Walker welcomed the state law because it meant club leaders wouldn't have to decide on their own whether to impose a ban.

"It takes the sting out of it," she said. "No ifs, ands or buts, we have to do it."

She worried that some members may spend less time at the club and more at cigar bars, where smoking will remain legal. Also exempted from the ban are tobacco shops and the gaming floors of the casinos in Detroit.

Walker said the three-year banishment of smokers wasn't that bad because the upstairs lounge had TVs, was fully stocked and, on a clear day, offered a view all the way across Lake Erie to Ohio.

She meant it as a good thing.

Workers' health a bonus

Joe Zainea isn't worried about the smoking ban hurting his family business, Garden Bowl.

He's more concerned about the health of workers. Along those lines, he's ecstatic about the smoking ban.

"Did you ever bowl next to a smoker?" he asked with a chuckle. "It's horrible."

Zainea, 76, is the voice of experience.

He has worked at Garden Bowl since his dad, Al, bought it in 1946.

He breathed in so much second-hand smoke that he lost part of a lung in 1972.

"What is the value of smoking?" he asked. "I don't know why people do it. If they want to get high, they should drink. If they want to get dizzy in the head, they should smoke a little marijuana."
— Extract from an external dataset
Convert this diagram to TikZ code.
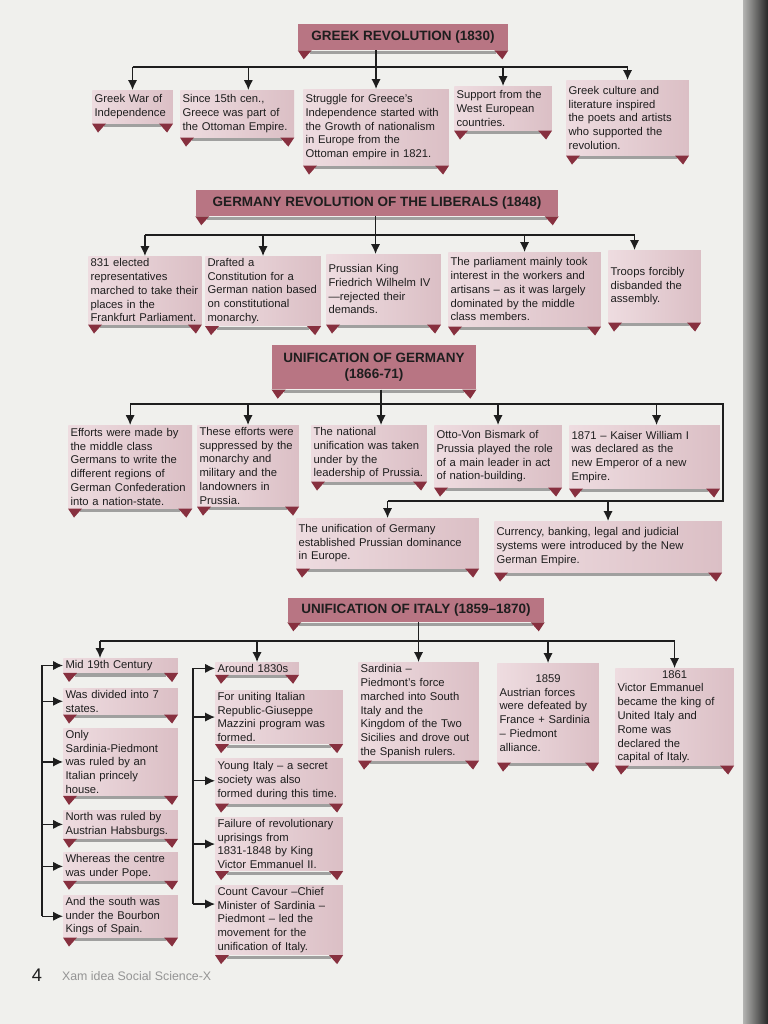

Still, he allowed smoking because customers wanted it.

It remained through the decades as customers changed from Polish to southern transplants to Asians to blacks to hipsters.

It remained as ownership passed through three generations of his family.

The checkerboard ceiling was so stained by smoke it had to be repainted every year, Zainea said.

On Saturday, the family can put the paintbrushes away.